The leader of a protest movement that has rocked Armenia called on May 1 for a pause in a campaign of civil disobedience while he seeks assurances that the ruling party will back him to be the next prime minister.
After a day of protests that blocked roads and railways and brought parts of the country to a standstill, a senior official with the ruling party hinted it may be willing to back Nikol Pashinyan when his candidacy for the premier’s job comes up for a vote in parliament next week.
That would signal a dramatic shift in power in Armenia and cause disquiet in Russia, which sees the ex-Soviet state as a strategic ally and does not want any changes that could pull the country out of its orbit.
Pashinyan, a 42-year-old former journalist who has spent time in jail on charges of fomenting unrest, said that on the face of it the ruling Republican Party was conceding defeat. But he said he needed to be certain it was not a ruse.
“Tomorrow, we will stage no actions,” Pashinyan, who has won a large following by accusing the ruling elite of corruption and cronyism, told tens of thousands of supporters gathered in a square in the capital, Yerevan.
“You will be resting tomorrow. We will be working in parliament and we will try to get the necessary guarantees that the statements made by the Republican party are true.”
He urged his supporters to listen out for further announcements, saying that if the talks did not go to plan, he may need to call them back out on to the streets.
“We should be vigilant,” he said.
On May 2, the head of the Republican Party in parliament, Vahram Baghdasaryan, told reporters that when lawmakers vote on who will fill the vacant prime minister post, his party will not put forward its own candidate.
He said it will back whoever is nominated. So far, Pashinyan is the only nominee. Baghdasaryan did not say explicitly, though, that this meant his party would back Pashinyan.
His party has already sown confusion over its intentions, saying last week it would not stop Pashinyan from becoming prime minister, and then opposing his candidacy when it was put to a vote in parliament on May 1.
The re-run of the vote is scheduled to take place on May 8. If parliament fails on the second attempt to choose a new prime minister, the legislature will be dissolved and early parliamentary elections called.
Armenia hosts a Russian military base and is nestled strategically between Turkey and energy exporter Azerbaijan, with which it has been in a state of conflict since the Soviet Union’s collapse.
Pashinyan says that if he comes to power, he will keep close ties with the Kremlin. But Moscow is wary that Armenia could go the same way as Ukraine, where an uprising in 2014 swept to power new leaders who moved their country closer to the West.
The crisis in Armenia has pitted Pashinyan’s movement against a ruling elite that controls parliament and the security apparatus, and has Moscow’s backing.
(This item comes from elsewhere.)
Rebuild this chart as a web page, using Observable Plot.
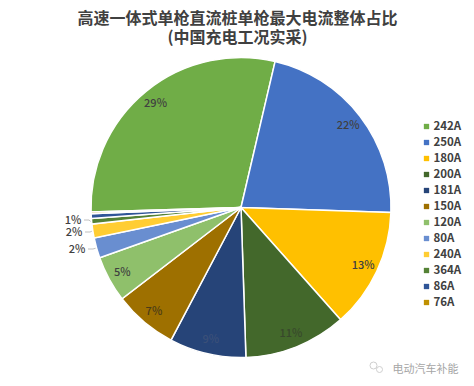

Throughout May 2 in Yerevan all main streets were blocked by cars, minibuses and garbage bins. Protesters marched shouting “Nikol! Victory!” and waving flags and blowing horns. Police tried to persuade them to open roads, but did not use force.
In a sign of cracks in the ruling elite, acting Culture Minister Armen Amiryan resigned, according to his spokeswoman. She said protesters came to his ministry, and after meeting them he came outside and announced he was quitting.
By evening, blockades on roads outside the center of the capital had been lifted.
For most of the day, roads leading in and out of the capital were blocked, including the road to the international airport. A spokesman for the civil aviation authority said one flight had been cancelled. Residents and local media reported protests in several other cities in the country of three million people.
The national railway operator said it was forced to suspend some rail services because tracks were blocked.
The crisis was sparked when Armenia’s veteran leader Serzh Sarksyan, forbidden by the constitution from standing for a third term as president after a decade in office, tried to become prime minister last month.
His switch to the new job triggered protests by people who saw it as a cynical ploy to hang onto power, and he stepped down after just a week. The ruling elite has since dug in its heels and resisted ceding power to Pashinyan.
Not all Armenians back the protests. Some see Pashinyan as a demagogue who is trying to oust the country’s democratically elected leaders by whipping up public anger.
Reuters reporters witnessed two incidents in Yerevan when the drivers of vehicles remonstrated with protesters blocking their path.
“The country can’t exist like this. I couldn’t get to work today,” said Zhanna Petrosyan, a 56-year-old doctor.